Simplification of REGEX expression

Question

I need to prove or disprove the below REGEX

(RS + R )* R = R (SR + R)*
// or, for programmers:
/(RS|R)*R/ == /R(SR|R)*/

I have a strong gut feel that they are equivalent, but how do i give a step by step proof using the laws of REGEX.

Answer 1

First understand what this formal languages mean:

(RS + R)*R = R(SR + R)*

From LHS, (RS + R)* uses to generate any combinations of RS and R including ^ epsilon. Some example strings are {^, RS, RSRS, RRRS, RSR,...}: strings always starts from R but can end with either S or R - we can describe in English: R can appear in any combination where S is always followed by one R (two consecutive S are not possible).

And, complete LHS's re (RS + R)*R means string always terminates with R.

Now, consider following examples:

1. R + S is same as S + R, it is basically union
2. But RS can't be written as SR, order is important in concatenation
3. (RS)R can be written as R(SR)
4. (RS)*R can be written as R(SR)*, both are same that is RSRSRS...SR
5. (AB + AC) can be written as A(B + C)
6. (AB + A) can be written as A(B + ^), this is because A = ^A = A^
7. (BA + A) can be written as (B + ^)A.

Formal Proof:

   (RS + R)*R      // LHS
=> (R(S + ^))*R    // from rule 6
=> R((S + ^)R)*    // from rule 4
=> R(SR + R)*      // from rule 7, in revers `(B + ^)A` --> `(BA + A)`
// RHS 

Same steps are correct for regex.

Answer 2

Yes, the first regex is equal to the second.

I cannot give you the formal proof because I am not that well versed in proving, but I can give you a hint that those expressions are equal.

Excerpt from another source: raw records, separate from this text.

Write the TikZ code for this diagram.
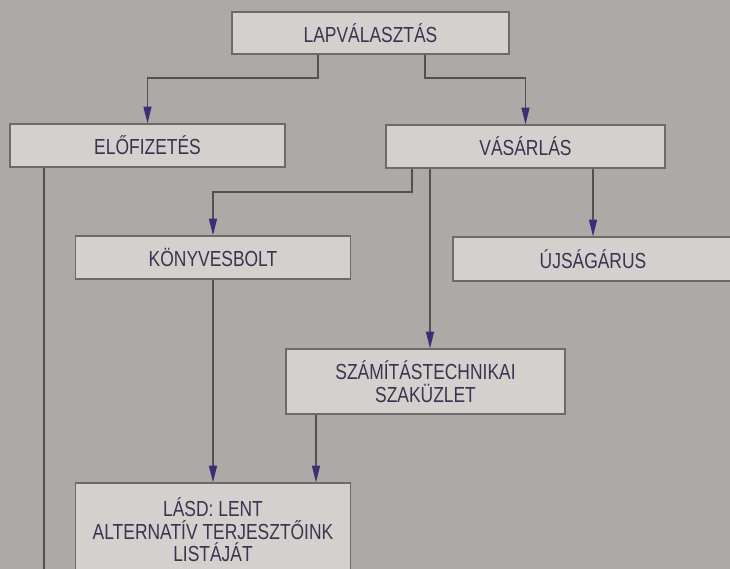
\documentclass[tikz,border=0pt]{standalone}
\usepackage{fontspec}
\setmainfont{Liberation Sans}[FakeStretch=0.8]
\usetikzlibrary{arrows.meta}

\definecolor{bgcol}{HTML}{ACA9A6}
\definecolor{boxcol}{HTML}{D3D0CD}
\definecolor{framecol}{HTML}{6F6A68}
\definecolor{linecol}{HTML}{55504F}
\definecolor{tipcol}{HTML}{3A2E74}
\definecolor{inkcol}{HTML}{3A3450}

\begin{document}
\begin{tikzpicture}[
  x=.025cm,y=-.025cm,
  every node/.style={font=\fontsize{15.5}{16}\selectfont,text=inkcol},
  box/.style={draw=framecol,line width=.9pt,fill=boxcol,inner sep=0pt,align=center},
  size/.style 2 args={minimum width=#1*.025cm,minimum height=#2*.025cm},
  link/.style={draw=linecol,line width=.9pt,-{Triangle[length=4.2mm,width=2mm,color=tipcol]}}
]
\clip (0,0) rectangle (730,569);
\fill[bgcol] (0,0) rectangle (730,569);

% boxes
\node[box,size={277}{42}] (lap) at (370.5,33) {LAPVÁLASZTÁS};
\node[box,size={275}{43}] (elo) at (147.5,145.5) {ELŐFIZETÉS};
\node[box,size={279}{43}] (vas) at (525.5,146.5) {VÁSÁRLÁS};
\node[box,size={275}{43}] (konyv) at (213,257.5) {KÖNYVESBOLT};
\node[box,size={280}{44}] (ujs) at (593,259) {ÚJSÁGÁRUS};
\node[box,size={279}{65}] (szam) at (425.5,381.5) {SZÁMÍTÁSTECHNIKAI\\SZAKÜZLET};
\node[box,size={275}{94}] (lasd) at (213,530) {LÁSD: LENT\\ALTERNATÍV TERJESZTŐINK\\LISTÁJÁT};
\coordinate (eloend) at (44,575);

% connectors
\draw[link] (318,0 |- lap.south) -- (318,78) -| (elo.north);
\draw[link] (425,0 |- lap.south) -- (425,78) -| (vas.north);
\draw[link] (412,0 |- vas.south) -- (412,192) -| (konyv.north);
\draw[link] (430,0 |- vas.south) -- (430,0 |- szam.north);
\draw[link] (vas.south -| ujs.north) -- (ujs.north);
\draw[link] (konyv.south) -- (lasd.north);
\draw[link] (316,0 |- szam.south) -- (316,0 |- lasd.north);
\draw[draw=linecol,line width=.9pt] (44,0 |- elo.south) -- (eloend);
\end{tikzpicture}
\end{document}
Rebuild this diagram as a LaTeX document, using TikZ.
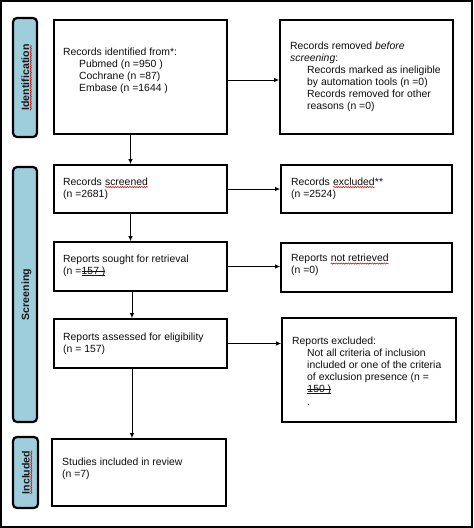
\documentclass[tikz,border=0pt]{standalone}
\usepackage{fontspec}
\setmainfont{Liberation Sans}
\usetikzlibrary{arrows.meta,decorations.pathmorphing}
\definecolor{lblblue}{RGB}{158,205,219}
\newcommand{\wavyul}[1]{\tikz[baseline=(w.base)]{\node[inner sep=0pt,outer sep=0pt] (w) {#1};\draw[red!85!black,line width=0.55pt,decorate,decoration={snake,amplitude=0.6pt,segment length=2.4pt}] ([yshift=-1.8pt]w.base west) -- ([yshift=-1.8pt]w.base east);}}
\newcommand{\dblul}[1]{\tikz[baseline=(w.base)]{\node[inner sep=0pt,outer sep=0pt] (w) {#1};\draw[blue!70!black,line width=0.55pt] ([yshift=3.4pt]w.base west) -- ([yshift=3.4pt]w.base east) ([yshift=-1.4pt]w.base west) -- ([yshift=-1.4pt]w.base east);}}
\tikzset{
  box/.style={draw=black,line width=1.8pt,inner sep=0pt,fill=white},
  lbl/.style={draw=black,line width=2.2pt,rounded corners=4pt,fill=lblblue,inner sep=0pt},
  lbltext/.style={rotate=90,font=\fontsize{10.6}{12}\selectfont\bfseries,text=black!90,inner sep=0pt},
  txt/.style={anchor=north west,align=left,inner sep=0pt,font=\fontsize{10.4}{12}\selectfont,text=black!95},
  arr/.style={line width=0.9pt,-{Latex[length=5pt,width=4.5pt]}}
}
\begin{document}
\begin{tikzpicture}[x=1pt,y=-1pt]
\useasboundingbox (0,0) rectangle (474,528);
\draw[line width=1.2pt] (1,1) rectangle (472,527);
% side labels
\node[lbl,minimum width=24pt,minimum height=119pt] (l1) at (25,77.5) {};
\node[lbltext] (l1t) at ([xshift=1.5pt]l1.center) {\wavyul{Identification}};
\node[lbl,minimum width=24pt,minimum height=255pt] (l2) at (25,294.5) {};
\node[lbltext] (l2t) at ([xshift=1.5pt]l2.center) {Screening};
\node[lbl,minimum width=25pt,minimum height=71pt] (l3) at (25.5,472.5) {};
\node[lbltext] (l3t) at ([xshift=1.5pt]l3.center) {\wavyul{Included}};
% boxes
\node[box,minimum width=173pt,minimum height=114pt] (b1) at (140.5,77) {};
\node[box,minimum width=173pt,minimum height=114pt] (b2) at (366.5,77) {};
\node[box,minimum width=173pt,minimum height=48pt] (b3) at (140.5,189) {};
\node[box,minimum width=171pt,minimum height=48pt] (b4) at (366.5,189) {};
\node[box,minimum width=173pt,minimum height=49pt] (b5) at (140.5,266.5) {};
\node[box,minimum width=171pt,minimum height=49pt] (b6) at (366.5,267.5) {};
\node[box,minimum width=173pt,minimum height=49pt] (b7) at (140.5,343.5) {};
\node[box,minimum width=174pt,minimum height=104pt] (b8) at (369,370) {};
\node[box,minimum width=174pt,minimum height=67pt] (b9) at (139,472.5) {};
% texts
\node[txt] (t1) at (63,47.5) {Records identified from*:\\\hspace*{16pt}Pubmed (n =950 )\\\hspace*{16pt}Cochrane (n =87)\\\hspace*{16pt}Embase (n =1644 )};
\node[txt] (t2) at (290,41.5) {Records removed \textit{before}\\\textit{screening}:\\\hspace*{17pt}Records marked as ineligible\\\hspace*{17pt}by automation tools (n =0)\\\hspace*{17pt}Records removed for other\\\hspace*{17pt}reasons (n =0)};
\node[txt] (t3) at (63,177.5) {Records \wavyul{screened}\\(n =2681)};
\node[txt] (t4) at (291,177.5) {Records \wavyul{excluded}**\\(n =2524)};
\node[txt] (t5) at (63,254.5) {Reports sought for retrieval\\(n =\dblul{157 )}};
\node[txt] (t6) at (291,254) {Reports \wavyul{not retrieved}\\(n =0)};
\node[txt] (t7) at (63,332.5) {Reports assessed for eligibility\\(n = 157)};
\node[txt] (t8) at (292,336.5) {Reports excluded:\\\hspace*{15pt}Not all criteria of inclusion\\\hspace*{15pt}included or one of the criteria\\\hspace*{15pt}of exclusion presence (n =\\\hspace*{15pt}\dblul{150 )}\\[1pt]\hspace*{15pt}.};
\node[txt] (t9) at (62,457.5) {Studies included in review\\(n =7)};
% connectors
\draw[arr] ([yshift=-3pt]b1.east) -- ([yshift=-3pt]b2.west);
\draw[arr] (b3.east) -- (b4.west);
\draw[arr] (b5.east) -- (b5.east -| b6.west);
\draw[arr] (b7.east) -- (b7.east -| b8.west);
\draw[arr] ([xshift=-10pt]b1.south) -- ([xshift=-10pt]b3.north);
\draw[arr] ([xshift=-10pt]b3.south) -- ([xshift=-10pt]b5.north);
\draw[arr] ([xshift=-8.5pt]b5.south) -- ([xshift=-8.5pt]b7.north);
\draw[arr] ([xshift=-8.5pt]b7.south) -- ([xshift=-8.5pt]b7.south |- b9.north);
\end{tikzpicture}
\end{document}
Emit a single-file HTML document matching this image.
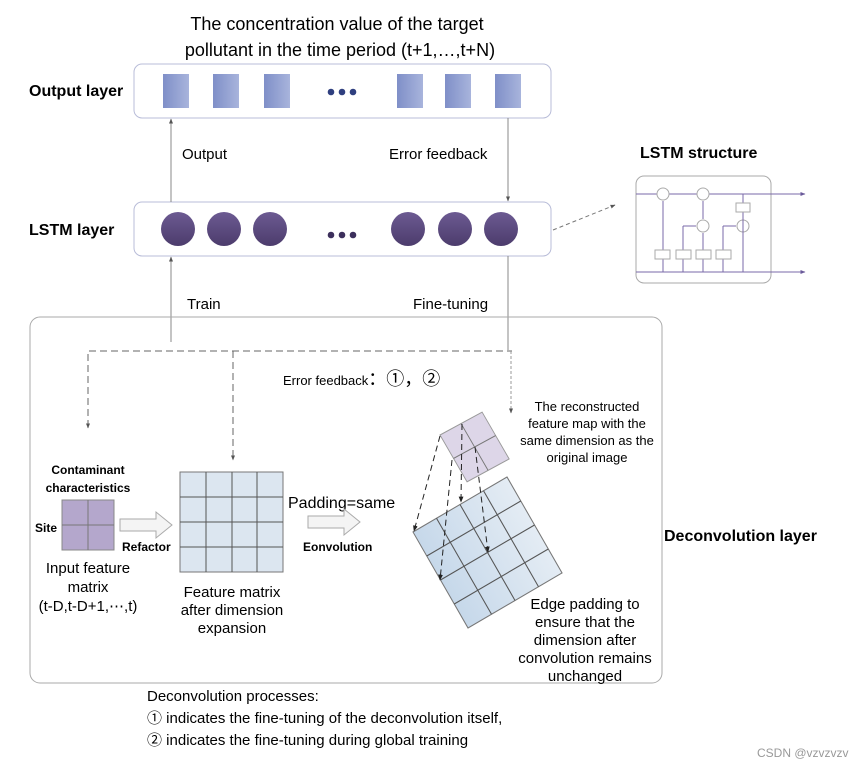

You can enumerate examples manually, like so:

1.) Can I produce e(epsilon)?

• (RS + R)* can be epsilon

• R cannot be epsilon

• concatenate the 2 = (epsilon)R or simply = R

So the most basic string you can form is 'R'. Now continue the process of deriving strings and you'll come up with the conclusion that the 2 regex are equal.